I found an interesting connection between the information in this Chapter on Competition and Conformity and the other information learned in this Module concerning the problem of information overload, and some strategies that can help manage information in my personal and professional life. The chapter focused on how interoperability can both stifle and spur on competition depending on the factors that are in play such as size of company, maturity of the company and network effects. To a certain extent I draw an analogy between interoperability and information overload as being total interoperability. I mean that in an age when anyone can publish and make information available to a huge potential audience and where we are bombarded by more information each day than we can possibly process we have to establish filters, folders, and strategies to access the information we really need to become experts at something. In other words, we have to determine the extent that we can limit the information interoperability by filtering out all the unwanted information that is competing for our attention. This YouTube video identified in our Module 5 helped me see the connection between competition and interoperability and ‘information overload’ as being total interoperability. The examples cited regarding Facebook and managing personal preferences and the Ryerson case of ‘freeriders’ really explains my point. Despite the length, it is worth a couple of views…very deep!

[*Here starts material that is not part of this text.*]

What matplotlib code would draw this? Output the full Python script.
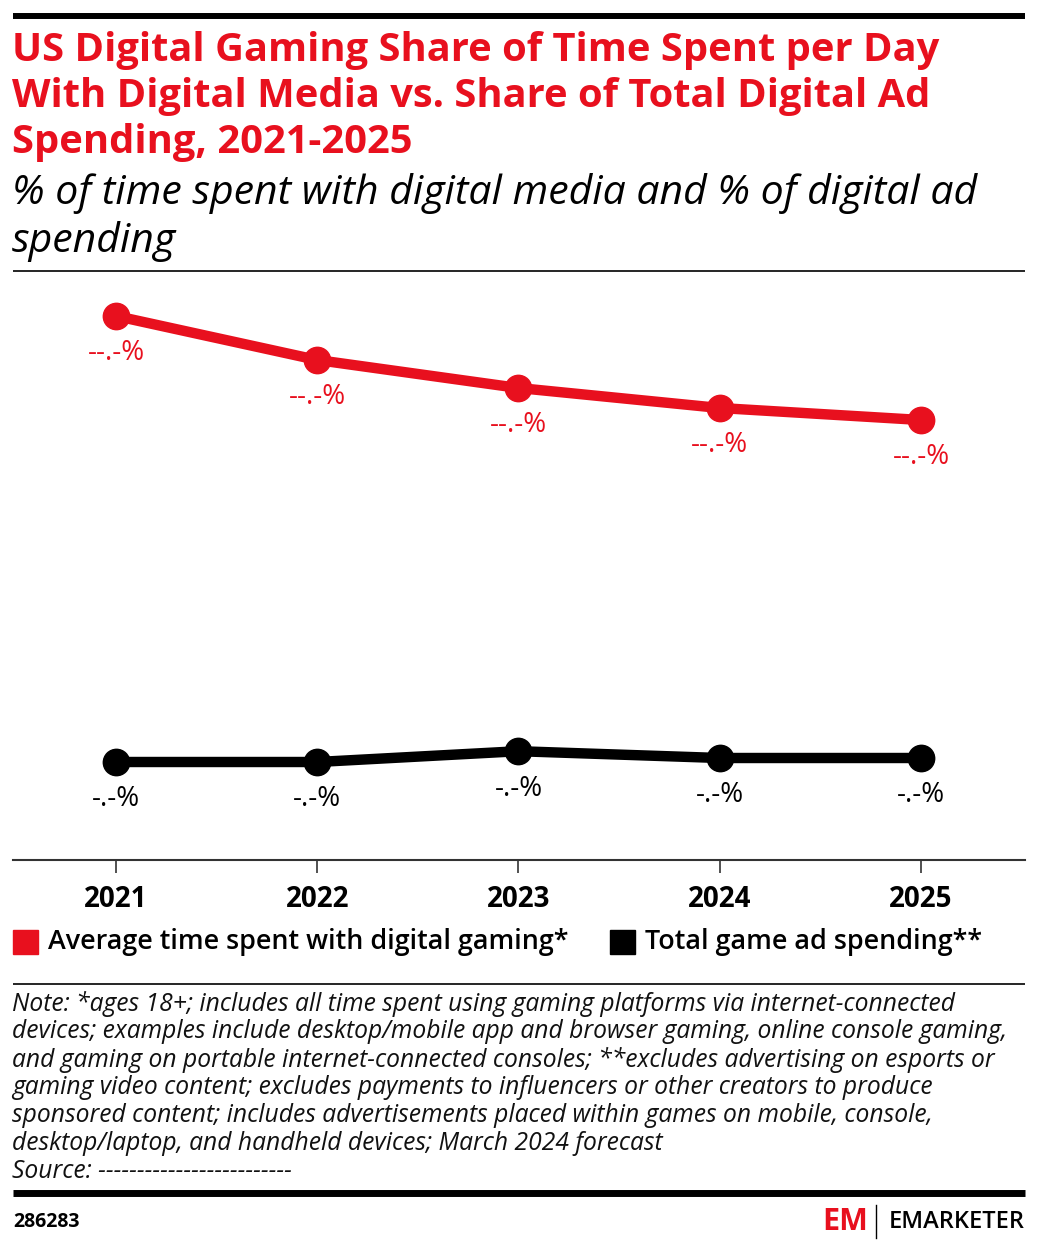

My other key learning this week was the need to avoid the network effects of only going to ‘favourite’ news sources and constantly hearing news that reinforces one’s personal beliefs. We should fight conformity and suboptimal standardization in the information that we choose to accept. This all boils down to becoming critical thinkers in terms of the information that we consume and becoming more aware that junk information is easily available, but we have to keep it out of our information diet. Just as Microsoft adjusted the degree that it allowed it systems to be interoperable at different stages of its history, not necessarily always of its own choosing, we must adjust the degree that we control the interoperability of information coming into our life.

The text book example for the network effects occurred when everyone moved over from Beta to VHS because it was the thing to do even if the Beta product was on the whole superior. I found this YouTube video informative in the sense that it explained how consumers who chose Beta lost when competition was based on interoperability between two competing technologies. This struck home for me since I chose Beta and was ultimately shutout as a result of noninteroperability.

As we move forward, is interoperability the key to increasing competition and benefitting consumers?